Alumna Raegan Morris giving a speech

Cultivating honest conversations in the workplace

September 13, 2021
Capital One VP promotes a healthy company culture and leadership development through dialogue

Open, honest conversations are key to developing a healthy company culture and good leadership. This according to Raegan Williams Morris, ’99, vice president of Card Channels at Capital One Financial Group, a Fortune 500 company in Richmond, Va. Never have authentic conversations been more important to her company’s success, she said, than during the past two years, when employees and customers alike have grappled with a global pandemic and heightened racial tensions.

“What it feels like to work at Capital One is what it feels like to be a customer at Capital One,” said Morris, who leads a diverse, global team of more than 5,000 customer service associates in the company’s credit card division. “By improving our employees’ experience, we improve our customers’ experience. Our customers are having tough conversations about politics, the pandemic, and racial equity with our associates every day.”

The 1999 graduate of the Jepson School of Leadership Studies said she realized she had an opportunity to equip company leaders with the tools to engage in conversations with employees about these topics—topics previously taboo in the workplace.

“To encourage employees to bring their full selves and opinions to work, I launched an initiative on authentic conversations,” Morris said. “The goal is to teach our leaders how to have complex, thoughtful dialogues with employees on difficult issues like race and gender equity. It’s about how you unlock the goodness that comes out of these tense conversations so employees feel seen, heard, and valued.”

In spring 2020, she helped oversee moving thousands of Capital One customer service associates from physical call centers to remote work as the pandemic intensified. The move brought work-life balance to the fore as never before. She responded by creating “The Struggle with the Juggle.” The initiative promotes genuine conversations to support parents working from home while navigating their children’s schooling and child care needs.

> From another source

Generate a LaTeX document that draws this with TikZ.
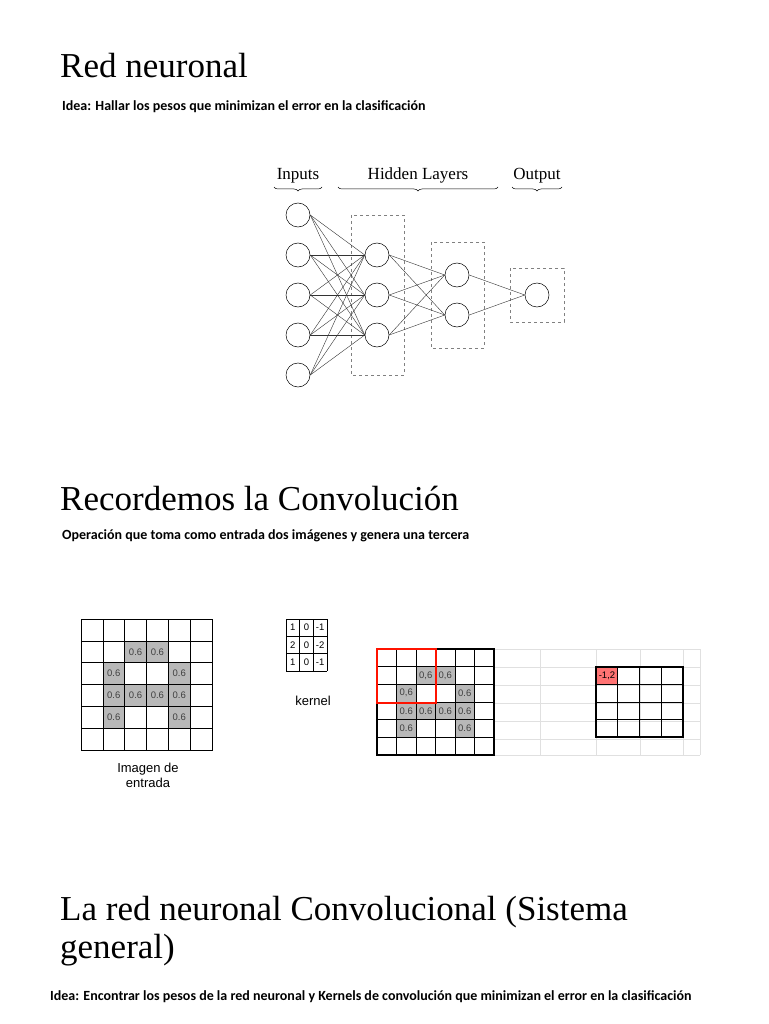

“I shared a story of my son asking me to make toast while I was on a call talking to thousands of people,” Morris said. “The dog barks, the doorbell rings. It’s okay. Just turn your computer camera off. We have to normalize our reality.”

She also started compassion-fatigue training to support associates who struggle with the loss and trauma they and their customers have experienced during the pandemic. All these conversations and trainings uphold her commitment to a healthy company culture, she said.

Similarly, Morris is committed to cultivating future company leaders.

“I hire leaders who are good at the things I am not, who are better, smarter, more experienced than I am,” the vice president said. “I encourage my team leaders to challenge me through meaningful, authentic conversations. I develop them to be leaders I’d like to work for.”

Even with more than 20 years of corporate leadership experience, she said she still regularly references the well-worn pages of the textbook she used in her undergraduate class History and Theories of Leadership taught by Dr. Thomas Wren.

“I’m so grateful to the Jepson School for providing me with the best possible education for a happy career and a lifetime of leadership,” said Morris, who serves on the School’s Executive Board of Advisors.

“Capital One creates inclusive banking systems that support socio-economic mobility and community thriving. I get to talk about this every day and inspire our associates to use our mission to change people’s lives.”